In the 2012 paper “Coming back home after the sun rises: Returnee entrepreneurship in high tech industries,” Martin Kenney, Dan Breznitz, and Michael Murphree argue that while returnees did play an important role in ICT industries’ growth, they were not critical in the initial formation of these successful industries in Taiwan, China, or India. Instead, the authors find that most returnee entrepreneurs did not return until after local entrepreneurs, multinational companies (MNCs), and public policies had already transformed the local business environment and laid the groundwork for the ICT industry. They then contributed to the subsequent expansion phase.
The authors conduct case studies of China, Taiwan, and India, three countries whose ICT sectors emerged in the 1980s and 1990s, to identify at what phase, where, and how important returnees were for jumpstarting ICT entrepreneurship. These three countries were chosen because they are recognized as emerging technological powers and their success in this industry differentiates them from other developing nations.
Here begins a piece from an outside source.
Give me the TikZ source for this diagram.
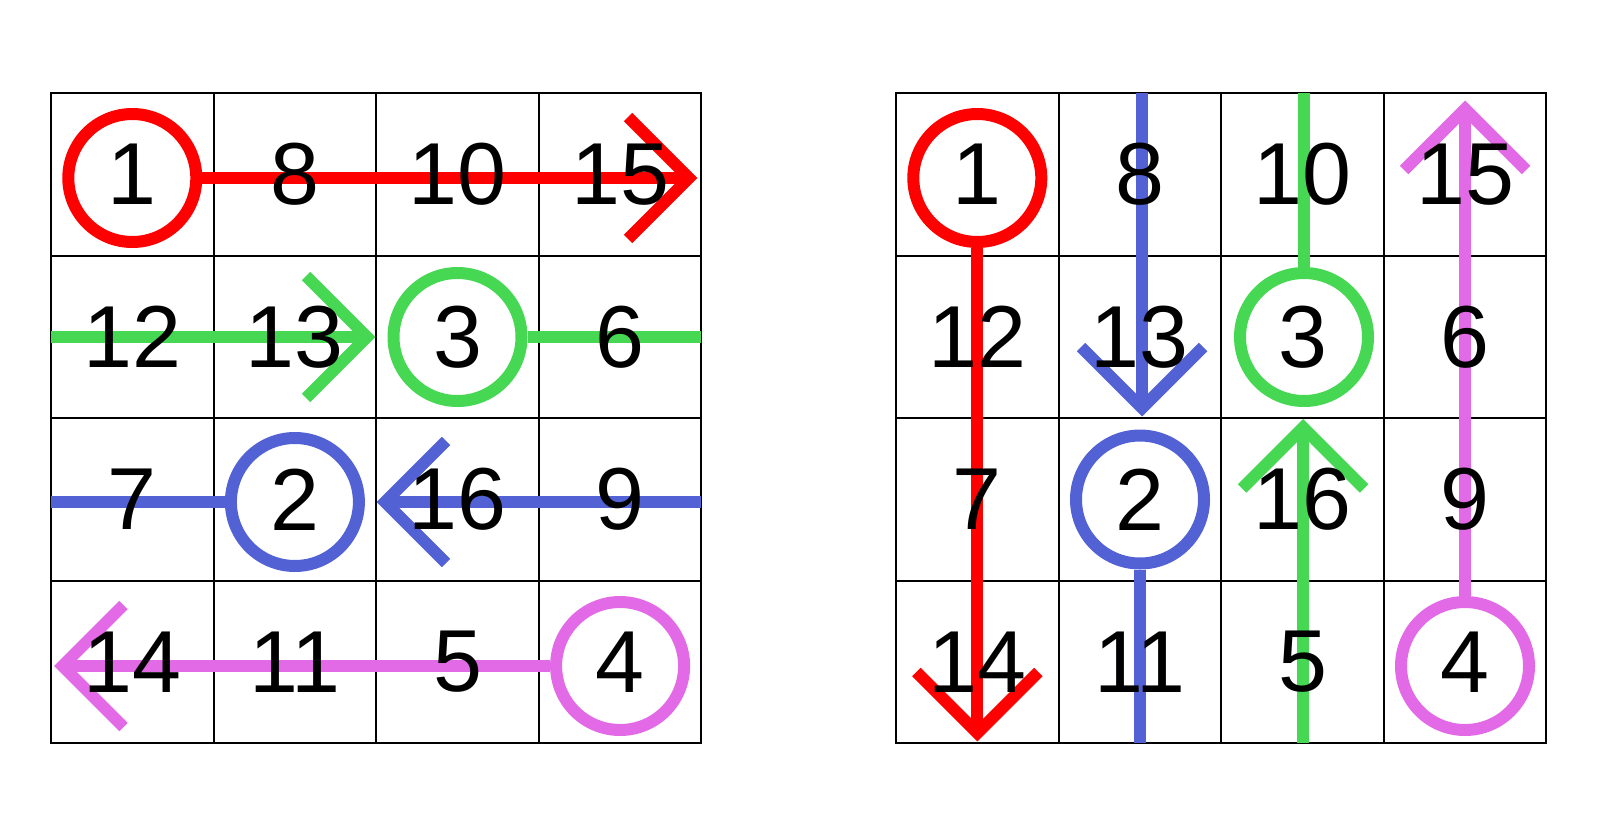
\documentclass[tikz,border=0pt]{standalone}
\usepackage{fontspec}
\setmainfont{Liberation Sans}
\usetikzlibrary{calc}
\definecolor{cred}{HTML}{FF0000}
\definecolor{cgreen}{HTML}{46D853}
\definecolor{cblue}{HTML}{5262D4}
\definecolor{cpink}{HTML}{E36AE6}
\begin{document}
\begin{tikzpicture}[x=1pt,y=-1pt,
  gridline/.style={line width=2pt, black, line cap=rect},
  num/.style={inner sep=0pt, font=\fontsize{88}{88}\selectfont},
  ring/.style={circle, draw=#1, line width=12pt, minimum size=128pt, inner sep=0pt},
  track/.style={draw=#1, line width=12pt, line cap=butt},
  chev/.style={draw=#1, line width=12pt, line join=miter, line cap=butt},
]
\useasboundingbox (0,0) rectangle (1600,837);
% grids
\foreach \i in {0,...,4} {
  \draw[gridline] (51+\i*162.6, 93) -- (51+\i*162.6, 743.4);
  \draw[gridline] (51, 93+\i*162.6) -- (701.4, 93+\i*162.6);
  \draw[gridline] (896+\i*162.6, 93) -- (896+\i*162.6, 743.4);
  \draw[gridline] (896, 93+\i*162.6) -- (1546.4, 93+\i*162.6);
}
% ---------- left grid ----------
\node[ring=cred]   (Lc1) at (132.3,178) {};
\node[ring=cgreen] (Lc3) at (457.5,337) {};
\node[ring=cblue]  (Lc2) at (294.9,502) {};
\node[ring=cpink]  (Lc4) at (620.1,666) {};
\coordinate (Lt1) at (689,178);
\coordinate (Lt3) at (367,337);
\coordinate (Le3r) at (701.4,337);
\coordinate (Le3l) at (51,337);
\coordinate (Lt2) at (385,502);
\coordinate (Le2l) at (51,502);
\coordinate (Le2r) at (701.4,502);
\coordinate (Lt4) at (62.5,666);
% red
\draw[track=cred] (Lc1) -- (Lt1);
\draw[chev=cred] ($(Lt1)+(-61,-61)$) -- (Lt1) -- ($(Lt1)+(-61,61)$);
% green
\draw[track=cgreen] (Lc3) -- (Le3r);
\draw[track=cgreen] (Le3l) -- (Lt3);
\draw[chev=cgreen] ($(Lt3)+(-61,-61)$) -- (Lt3) -- ($(Lt3)+(-61,61)$);
% blue
\draw[track=cblue] (Lc2) -- (Le2l);
\draw[track=cblue] (Le2r) -- (Lt2);
\draw[chev=cblue] ($(Lt2)+(61,-61)$) -- (Lt2) -- ($(Lt2)+(61,61)$);
% pink
\draw[track=cpink] (Lc4) -- (Lt4);
\draw[chev=cpink] ($(Lt4)+(61,-61)$) -- (Lt4) -- ($(Lt4)+(61,61)$);
% ---------- right grid ----------
\node[ring=cred]   (Rc1) at (977.3,178) {};
\node[ring=cgreen] (Rc3) at (1304,337) {};
\node[ring=cblue]  (Rc2) at (1140,499.5) {};
\node[ring=cpink]  (Rc4) at (1465,666) {};
\coordinate (Rt1) at (977.3,733);
\coordinate (Rb2) at (1140,743.4);
\coordinate (Rtop2) at (1142,93);
\coordinate (Rt2) at (1142,408);
\coordinate (Rtop3) at (1304,93);
\coordinate (Rbot3) at (1303,743.4);
\coordinate (Rt3) at (1303,427.5);
\coordinate (Rt4) at (1465,109);
% red
\draw[track=cred] (Rc1) -- (Rt1);
\draw[chev=cred] ($(Rt1)+(-61,-61)$) -- (Rt1) -- ($(Rt1)+(61,-61)$);
% blue
\draw[track=cblue] (Rc2) -- (Rb2);
\draw[track=cblue] (Rtop2) -- (Rt2);
\draw[chev=cblue] ($(Rt2)+(-61,-61)$) -- (Rt2) -- ($(Rt2)+(61,-61)$);
% green
\draw[track=cgreen] (Rc3) -- (Rtop3);
\draw[track=cgreen] (Rbot3) -- (Rt3);
\draw[chev=cgreen] ($(Rt3)+(-61,61)$) -- (Rt3) -- ($(Rt3)+(61,61)$);
% pink
\draw[track=cpink] (Rc4) -- (Rt4);
\draw[chev=cpink] ($(Rt4)+(-61,61)$) -- (Rt4) -- ($(Rt4)+(61,61)$);
% ---------- numbers ----------
\foreach \t/\c/\r in {1/1/1, 8/2/1, 10/3/1, 15/4/1, 12/1/2, 13/2/2, 3/3/2, 6/4/2,
                      7/1/3, 2/2/3, 16/3/3, 9/4/3, 14/1/4, 11/2/4, 5/3/4, 4/4/4} {
  \node[num] (L\t) at (51+\c*162.6-81.3, 93+\r*162.6-81.3) {\t};
  \node[num] (R\t) at (896+\c*162.6-81.3, 93+\r*162.6-81.3) {\t};
}
\end{tikzpicture}
\end{document}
Kenney, Breznitz, and Murphree consult extensive secondary sources and analyze an original dataset that tracks career patterns of the founders of the major ICT firms in each nation. The dataset only includes those firms that were established at the beginning of the industry, those that arguably played a role in its creation. The authors collected data on each firm’s year of establishment, headquarters’ city, and whether its founder(s) had worked or been educated in the United States.
The authors found that very few early entrepreneurs in the ICT industry in any of the three countries had overseas experience in the United States. In all three countries, and particularly in Taiwan and China, governments actively encouraged local partnerships and business relationships with MNCs to ensure technology transfer and learning instead of expending effort attracting returnees.
In Taiwan, the government actively encouraged local firms to become part of global supply chains, primarily through the creation of ITRI, a state-led public research institute that played a vital role in encouraging the development of the high-tech industry. The Chinese government sought to strengthen local firms through policies such as tax exemptions and through setting standards for the ICT industry. India made general efforts to deregulate the economy, loosen tariff restrictions, and otherwise help founders to avoid excessive bureaucracy. Only once these local industries had been established and had experienced success did these governments encourage expatriates to return.
An important policy implication of these results is that rather than expending resources encouraging promising entrepreneurs to be educated abroad, governments in developing countries should invest in incentives for local entrepreneurs to build the business environment. Only once this environment is established will returnee entrepreneurs return and flesh out the industry.